Now our whole expression looks like this:
$$\frac{10 r^{-6} t}{64 r^{-15} t^{12}}$$

Next, let's simplify the numbers, and then the 'r' terms, and then the 't' terms, just like we group things that are alike.
1. **For the numbers (coefficients):** We have $\frac{10}{64}$. Both can be divided by 2.
$\frac{10 \div 2}{64 \div 2} = \frac{5}{32}$

2. **For the 'r' terms:** We have $\frac{r^{-6}}{r^{-15}}$. When dividing terms with exponents, we subtract the bottom exponent from the top exponent.
$r^{-6 - (-15)} = r^{-6 + 15} = r^9$

3. **For the 't' terms:** We have $\frac{t}{t^{12}}$. Remember that $t$ is the same as $t^1$. So we subtract the exponents:
$t^{1 - 12} = t^{-11}$

Now, let's put all these simplified parts back together:
$$\frac{5 r^9 t^{-11}}{32}$$

Lastly, the problem says the answer should not contain negative exponents. We have $t^{-11}$ which is a negative exponent. To make an exponent positive, we move the term to the other side of the fraction bar. So $t^{-11}$ in the numerator moves to the denominator as $t^{11}$.

Our final simplified expression is:
$$\frac{5 r^9}{32 t^{11}}$$

Alternative answer

Answer: $\frac{5 r^9}{32 t^{11}}$ Explain
This is a question about simplifying expressions with exponents . The solving step is:

Hey friend! This looks like a tricky one, but we can totally break it down. Let's figure it out together!

First, let's look at the bottom part of the fraction: $(4 r^{-5} t^{4})^{3}$.
Remember when we have something in parentheses raised to a power? We give that power to *everything* inside!
1. **For the number 4:** It gets the power of 3, so that's $4 \times 4 \times 4 = 16 \times 4 = 64$.
2. **For $r^{-5}$:** It gets the power of 3. When a power has another power on top (like $-5$ and then $3$), we just multiply those little numbers!
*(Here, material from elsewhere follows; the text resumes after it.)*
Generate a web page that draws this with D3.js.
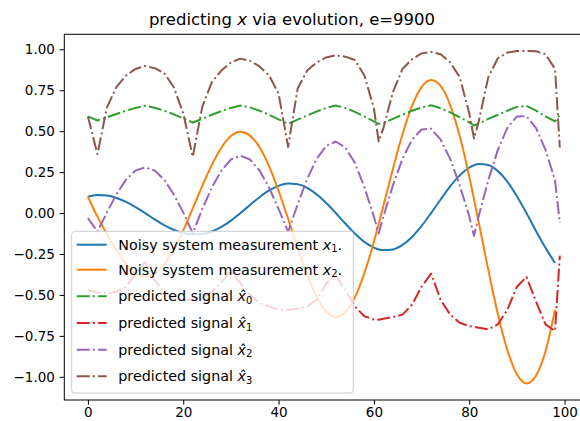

So, $-5 \times 3 = -15$. That makes it $r^{-15}$.
3. **For $t^4$:** It also gets the power of 3. Same thing, multiply the little numbers: $4 \times 3 = 12$. That makes it $t^{12}$.
So, the whole bottom part becomes $64 r^{-15} t^{12}$.
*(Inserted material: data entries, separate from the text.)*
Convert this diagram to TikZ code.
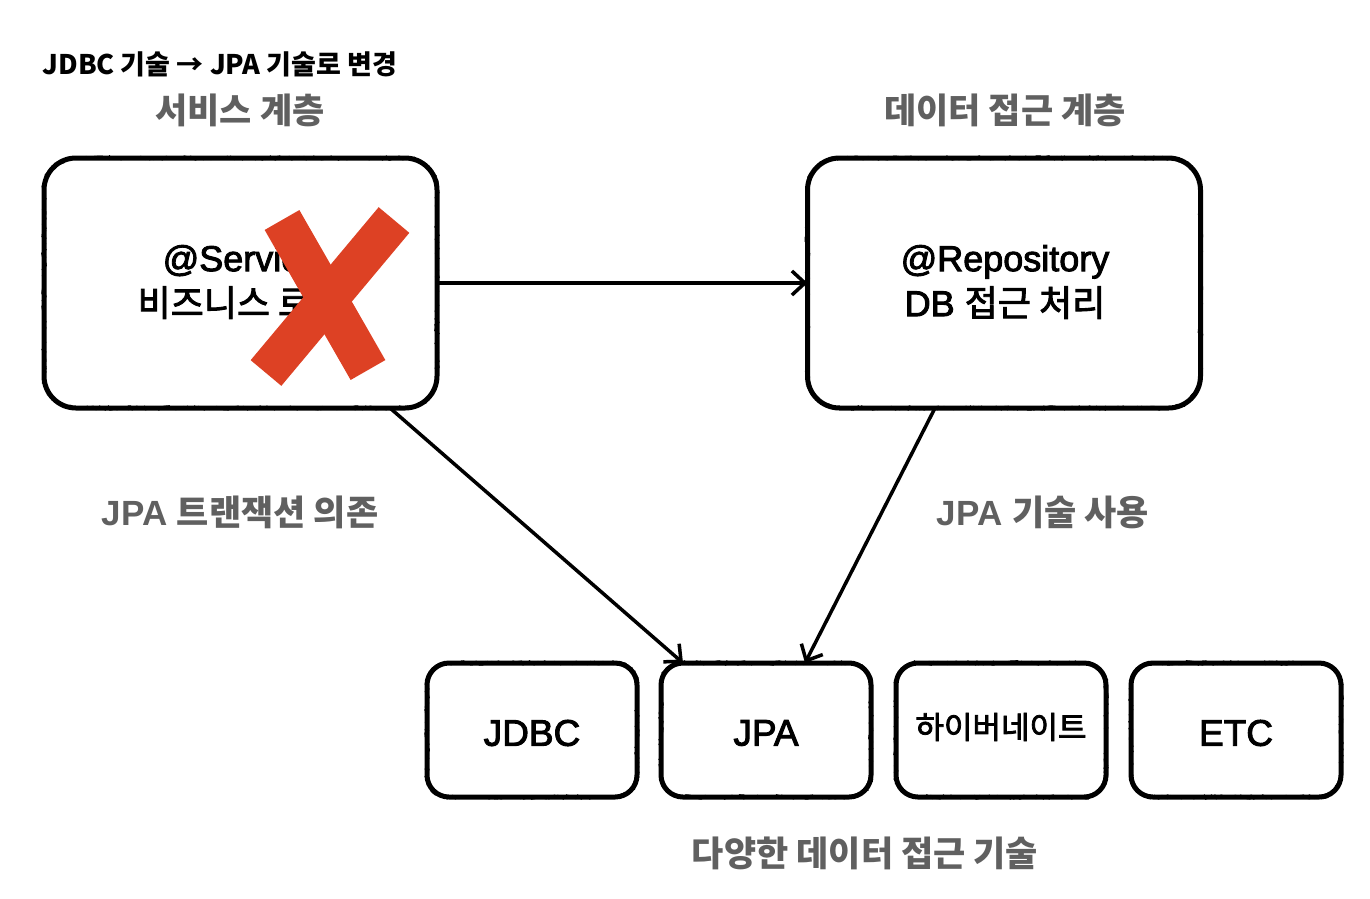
\documentclass[tikz,border=0pt]{standalone}
\usepackage{fontspec}
\setmainfont{Liberation Sans}
\newfontfamily\kr{Noto Sans CJK KR}
\newfontfamily\krm{Noto Sans CJK KR}[FakeBold=2.5]
\newfontfamily\med{Liberation Sans}[FakeBold=2.5]
\usetikzlibrary{arrows.meta,decorations.pathmorphing,calc}
\definecolor{lblgray}{HTML}{606060}
\definecolor{xred}{HTML}{DD4124}
\tikzset{
  sketch/.style={draw=black, line width=5pt, line join=round, outer sep=0pt},
  rough/.style={postaction={draw=black, sharp corners, line width=0.9pt, line join=round, line cap=round,
      decorate, decoration={random steps, segment length=1.8pt, amplitude=2.4pt}}},
  bigbox/.style={sketch, rounded corners=32pt, minimum width=393pt, minimum height=250pt, inner sep=0pt},
  techbox/.style={sketch, rounded corners=22pt, minimum width=210pt, minimum height=134pt, inner sep=0pt},
  lbl/.style={text=lblgray, font=\bfseries\fontsize{35}{38}\selectfont},
  conn/.style={line width=3.5pt, -{Straight Barb[length=13pt, width=24pt]}},
  xstroke/.style={line width=40pt, xred, line cap=butt}
}
\pgfmathsetseed{7}
\begin{document}
\begin{tikzpicture}[x=1pt,y=-1pt]
\useasboundingbox (0,0) rectangle (1370,898);
\node[anchor=west, font=\kr\bfseries\fontsize{27}{30}\selectfont] (title) at (39,64) {JDBC 기술 → JPA 기술로 변경};
\node[lbl] (svclbl) at (240,110) {\kr 서비스 계층};
\node[lbl] (repolbl) at (1005,110) {\kr 데이터 접근 계층};
\node[bigbox] (service) at (240.5,283) {};
\node[bigbox] (repo) at (1004,283) {};
\path[rough, rounded corners=32pt] (service.north west) rectangle (service.south east);
\path[rough, rounded corners=32pt] (repo.north west) rectangle (repo.south east);
\node[font=\fontsize{36}{44}\selectfont, align=center] (svctext) at (241,282) {{\med @Service}\\[1pt]{\krm 비즈니스 로직}};
\node[font=\fontsize{36}{44}\selectfont, align=center] (repotext) at (1005,282) {{\med @Repository}\\[1pt]{\med DB} {\krm 접근 처리}};
\node[techbox] (jdbc) at (532,730) {};
\node[techbox] (jpa) at (766,730) {};
\node[techbox] (hib) at (1001,730) {};
\node[techbox] (etc) at (1236,730) {};
\foreach \b in {jdbc,jpa,hib,etc}
  \path[rough, rounded corners=22pt] (\b.north west) rectangle (\b.south east);
\node[font=\med\fontsize{37}{40}\selectfont] (jdbct) at (532,733) {JDBC};
\node[font=\med\fontsize{37}{40}\selectfont] (jpat) at (766,733) {JPA};
\node[font=\krm\fontsize{31}{34}\selectfont] (hibt) at (1001,727) {하이버네이트};
\node[font=\med\fontsize{37}{40}\selectfont] (etct) at (1236,733) {ETC};
\node[lbl] (deplbl) at (240,512) {JPA {\kr 트랜잭션 의존}};
\node[lbl] (uselbl) at (1043,512) {JPA {\kr 기술 사용}};
\node[lbl] (techlbl) at (865,853) {\kr 다양한 데이터 접근 기술};
\draw[conn] (service.east) -- (repo.west);
\draw[conn] ([xshift=-47pt]service.south east) -- ([xshift=-83pt]jpa.north);
\draw[conn] ([xshift=-69pt]repo.south) -- ([xshift=39pt]jpa.north);
\draw[xstroke] (282,220) -- (368,370);
\draw[xstroke] (394,220) -- (266,373);
\end{tikzpicture}
\end{document}
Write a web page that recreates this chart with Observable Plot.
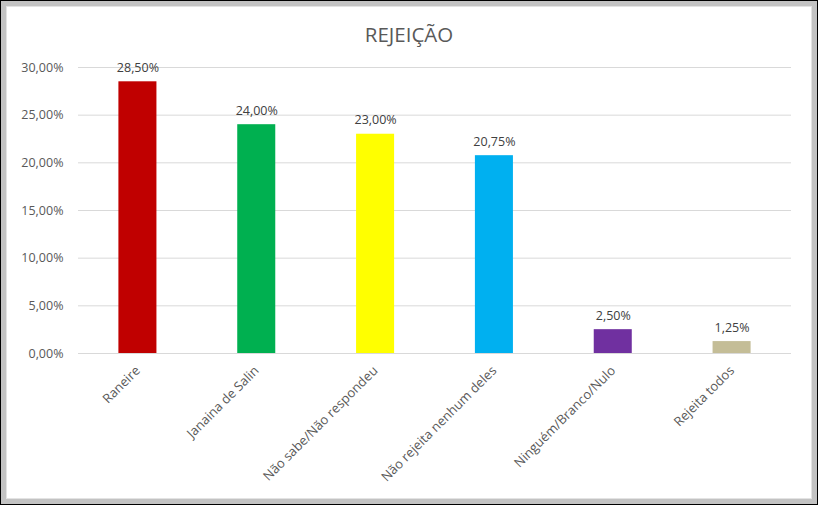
<!DOCTYPE html>
<html>
<head>
<meta charset="utf-8">
<script src="https://cdn.jsdelivr.net/npm/d3@7"></script>
<script src="https://cdn.jsdelivr.net/npm/@observablehq/plot@0.6"></script>
<style>
  html, body { margin: 0; padding: 0; background: #fff; }
  body { width: 826px; height: 509px; position: relative; overflow: hidden; font-family: "Open Sans", sans-serif; }
  #frame { position: absolute; left: 0; top: 0; width: 816px; height: 503px; border: 1px solid #000; }
  #frame2 { position: absolute; left: 0; top: 0; right: 0; bottom: 0; border: 5px solid #c3c3c3; }
  #frame3 { position: absolute; left: 0; top: 0; right: 0; bottom: 0; border: 1px solid #e3e3e3; background: #fff; }
  #title { position: absolute; left: 0; width: 818px; top: 20px; text-align: center; font-size: 20.5px; color: #595959; }
  #chart { position: absolute; left: 0; top: 50px; }
</style>
</head>
<body>
<div id="frame"><div id="frame2"><div id="frame3"></div></div></div>
<div id="title">REJEIÇÃO</div>
<div id="chart"></div>
<script>
const categories = ["Raneire", "Janaina de Salin", "Não sabe/Não respondeu", "Não rejeita nenhum deles", "Ninguém/Branco/Nulo", "Rejeita todos"];
const values = [28.50, 24.00, 23.00, 20.75, 2.50, 1.25];
const colors = ["#C00000", "#00B050", "#FFFF00", "#00B0F0", "#7030A0", "#C4BD97"];
const yTicks = [0, 5, 10, 15, 20, 25, 30];

const data = categories.map((c, i) => ({cat: c, value: values[i], color: colors[i]}));
const fmt = v => v.toFixed(2).replace(".", ",") + "%";

const plot = Plot.plot({
  width: 826,
  height: 440,
  marginLeft: 78,
  marginRight: 35,
  marginTop: 17,
  marginBottom: 137,
  style: { fontFamily: "Open Sans, sans-serif", fontSize: "12px", color: "#595959", background: "transparent" },
  x: { domain: categories, paddingInner: 0.68, paddingOuter: 0.34, round: false, label: null },
  y: { domain: [0, 30], label: null },
  marks: [
    Plot.gridY(yTicks, { stroke: "#d9d9d9", strokeOpacity: 1 }),
    Plot.barY(data, { x: "cat", y: "value", fill: "color" }),
    Plot.text(data, { x: "cat", y: "value", text: d => fmt(d.value), dy: -10, lineAnchor: "bottom", fill: "#404040", fontSize: 12.5 }),
    Plot.axisY(yTicks, { tickSize: 0, tickPadding: 15, tickFormat: fmt, fill: "#595959", fontSize: 12.5 }),
    Plot.axisX({ tickSize: 0, tickPadding: 15, tickRotate: -45, fill: "#595959", fontSize: 13 })
  ]
});
document.getElementById("chart").appendChild(plot);
</script>
</body>
</html>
Now our problem looks like this:
$$\frac{10 r^{-6} t}{64 r^{-15} t^{12}}$$

Okay, now let's simplify it piece by piece, matching up the numbers, the 'r's, and the 't's!
1. **Numbers:** We have $10$ on top and $64$ on the bottom. Both can be divided by $2$! So $10 \div 2 = 5$ and $64 \div 2 = 32$. Our number part is $\frac{5}{32}$.
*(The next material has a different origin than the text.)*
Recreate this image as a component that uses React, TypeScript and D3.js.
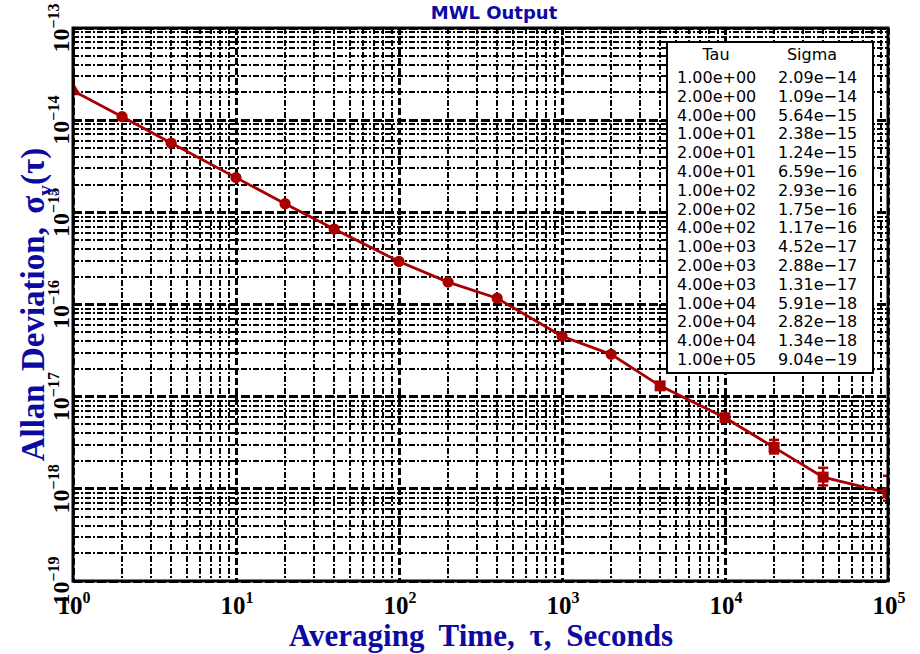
import React from 'react';
import * as d3 from 'd3';

const taus = [1, 2, 4, 10, 20, 40, 100, 200, 400, 1000, 2000, 4000, 1e4, 2e4, 4e4, 1e5];
const sigmas = [2.09e-14, 1.09e-14, 5.64e-15, 2.38e-15, 1.24e-15, 6.59e-16, 2.93e-16, 1.75e-16, 1.17e-16, 4.52e-17, 2.88e-17, 1.31e-17, 5.91e-18, 2.82e-18, 1.34e-18, 9.04e-19];
const errHi = [0, 0, 0, 0, 0, 0, 0, 0, 0, 0, 0, 0, 0.3e-18, 0.58e-18, 0.35e-18, 0.48e-18];
const errLo = [0, 0, 0, 0, 0, 0, 0, 0, 0, 0, 0, 0, 0.3e-18, 0.4e-18, 0.25e-18, 0.16e-18];
const markerShapes = ['triangle', 'circle', 'circle', 'circle', 'circle', 'circle', 'circle', 'circle', 'circle', 'circle', 'circle', 'square', 'square', 'square', 'square', 'square'];
const xTickExps = [0, 1, 2, 3, 4, 5];
const yTickExps = [-13, -14, -15, -16, -17, -18, -19];
const tableHeaders = ['Tau', 'Sigma'];
const titleText = 'MWL Output';
const xLabelText = 'Averaging Time, τ, Seconds';

const W = 920, H = 654;
const L = 73, R = 888, T = 28, B = 581;
const BLUE = '#0b0ba4';
const RED = '#a80000';

function fmtExp(v: number) {
  const s = v.toExponential(2);
  const [m, e] = s.split('e');
  const sign = e[0] === '-' ? '−' : '+';
  const digits = e.slice(1).padStart(2, '0');
  return `${m}e${sign}${digits}`;
}

export default function App() {
  const x = d3.scaleLog().domain([1, 1e5]).range([L, R]);
  const y = d3.scaleLog().domain([1e-19, 1e-13]).range([B, T]);

  const xMajor = xTickExps.map((e) => Math.pow(10, e));
  const yMajor = yTickExps.map((e) => Math.pow(10, e));
  const xMinor: number[] = [];
  for (let e = 0; e < 5; e++) for (let k = 2; k <= 9; k++) xMinor.push(k * Math.pow(10, e));
  const yMinor: number[] = [];
  for (let e = -19; e < -13; e++) for (let k = 2; k <= 9; k++) yMinor.push(k * Math.pow(10, e));

  const line = d3.line<number>().x((_, i) => x(taus[i])).y((d) => y(d));
  const sym = (shape: string) => {
    const t = shape === 'triangle' ? d3.symbolTriangle : shape === 'square' ? d3.symbolSquare : d3.symbolCircle;
    const size = shape === 'triangle' ? 110 : shape === 'square' ? 120 : 100;
    return d3.symbol().type(t).size(size)() as string;
  };

  const legX = 667, legY = 42, legW = 206, legH = 331;
  const rowY0 = 83, rowStep = 18.8;

  return (
    <svg width={W} height={H} style={{ position: 'absolute', left: 0, top: 0, background: '#fff' }}>
      <defs>
        <clipPath id="plotclip">
          <rect x={L} y={T} width={R - L} height={B - T} />
        </clipPath>
      </defs>
      <rect x={0} y={0} width={W} height={H} fill="#fff" />
      <g shapeRendering="crispEdges">
        {xMinor.map((v, i) => (
          <line key={'xm' + i} x1={x(v)} x2={x(v)} y1={T} y2={B} stroke="#000" strokeWidth={2} strokeDasharray="6,2,2,2" />
        ))}
        {yMinor.map((v, i) => (
          <line key={'ym' + i} x1={L} x2={R} y1={y(v)} y2={y(v)} stroke="#000" strokeWidth={2} strokeDasharray="6,2,2,2" />
        ))}
        {xMajor.map((v, i) => (
          <line key={'xM' + i} x1={x(v)} x2={x(v)} y1={T} y2={B} stroke="#000" strokeWidth={3} strokeDasharray="7,3" />
        ))}
        {yMajor.map((v, i) => (
          <line key={'yM' + i} x1={L} x2={R} y1={y(v)} y2={y(v)} stroke="#000" strokeWidth={3} strokeDasharray="9,3" />
        ))}
      </g>
      <g clipPath="url(#plotclip)">
        <path d={line(sigmas) as string} fill="none" stroke={RED} strokeWidth={2.8} />
        {sigmas.map((s, i) =>
          errHi[i] > 0 ? (
            <g key={'eb' + i} stroke={RED} strokeWidth={2.5}>
              <line x1={x(taus[i])} x2={x(taus[i])} y1={y(s + errHi[i])} y2={y(s - errLo[i])} />
              <line x1={x(taus[i]) - 5} x2={x(taus[i]) + 5} y1={y(s + errHi[i])} y2={y(s + errHi[i])} />
              <line x1={x(taus[i]) - 5} x2={x(taus[i]) + 5} y1={y(s - errLo[i])} y2={y(s - errLo[i])} />
            </g>
          ) : null
        )}
        {sigmas.map((s, i) => (
          <path key={'mk' + i} d={sym(markerShapes[i])} transform={`translate(${x(taus[i])},${y(s)})`} fill={RED} />
        ))}
      </g>
      <rect x={L} y={T} width={R - L} height={B - T} fill="none" stroke="#000" strokeWidth={3} />

      {/* legend table */}
      <rect x={legX} y={legY} width={legW} height={legH} fill="#fff" stroke="#000" strokeWidth={2} />
      <g fontFamily="'DejaVu Sans', sans-serif" fontSize={16} fill="#000">
        <text x={716} y={60} textAnchor="middle">{tableHeaders[0]}</text>
        <text x={812} y={60} textAnchor="middle">{tableHeaders[1]}</text>
        {taus.map((t, i) => (
          <g key={'row' + i}>
            <text x={677} y={rowY0 + i * rowStep}>{fmtExp(t)}</text>
            <text x={778} y={rowY0 + i * rowStep}>{fmtExp(sigmas[i])}</text>
          </g>
        ))}
      </g>

      {/* tick labels */}
      <g fontFamily="'Liberation Serif', serif" fontWeight="bold" fill="#000">
        {xTickExps.map((e) => (
          <text key={'xt' + e} x={x(Math.pow(10, e)) + 1} y={614} textAnchor="middle" fontSize={25}>
            10<tspan fontSize={16} dy={-11}>{e}</tspan>
          </text>
        ))}
        {yTickExps.map((e) => (
          <text key={'yt' + e} transform={`translate(69,${y(Math.pow(10, e))}) rotate(-90)`} textAnchor="middle" fontSize={24}>
            10<tspan fontSize={16} dy={-10}>{'−' + Math.abs(e)}</tspan>
          </text>
        ))}
      </g>

      <text x={494} y={19} textAnchor="middle" fontFamily="'DejaVu Sans', sans-serif" fontWeight="bold" fontSize={18} fill={BLUE}>
        {titleText}
      </text>
      <text x={481} y={646} textAnchor="middle" fontFamily="'Liberation Serif', serif" fontWeight="bold" fontSize={31} fill={BLUE} wordSpacing={7}>
        {xLabelText}
      </text>
      <text transform={`translate(44,${(T + B) / 2}) rotate(-90)`} textAnchor="middle" fontFamily="'Liberation Serif', serif" fontWeight="bold" fontSize={33} fill={BLUE} wordSpacing={5}>
        Allan Deviation, σ<tspan fontSize={22} dy={8}>y</tspan><tspan dy={-8}>(τ)</tspan>
      </text>
    </svg>
  );
}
2. **'r' terms:** We have $r^{-6}$ on top and $r^{-15}$ on the bottom. When we're dividing terms with the same letter, we just subtract the little numbers (exponents) from the top one! So, it's $-6 - (-15)$. Be super careful with those minuses! $-6 + 15 = 9$. So we get $r^9$.

3. **'t' terms:** We have $t$ on top (which means $t^1$) and $t^{12}$ on the bottom. Again, subtract the little numbers: $1 - 12 = -11$. So we get $t^{-11}$.

Putting all these simplified parts back together, we have $\frac{5}{32} r^9 t^{-11}$.

But wait! The problem says the answer should not have any negative exponents! We have $t^{-11}$.
Remember how negative exponents are like a special ticket to move across the fraction bar? If a term is on top with a negative little number, it can move to the bottom of the fraction, and then its little number becomes positive!
So, $t^{-11}$ moves to the bottom and becomes $t^{11}$.

So, our final answer is $\frac{5 r^9}{32 t^{11}}$.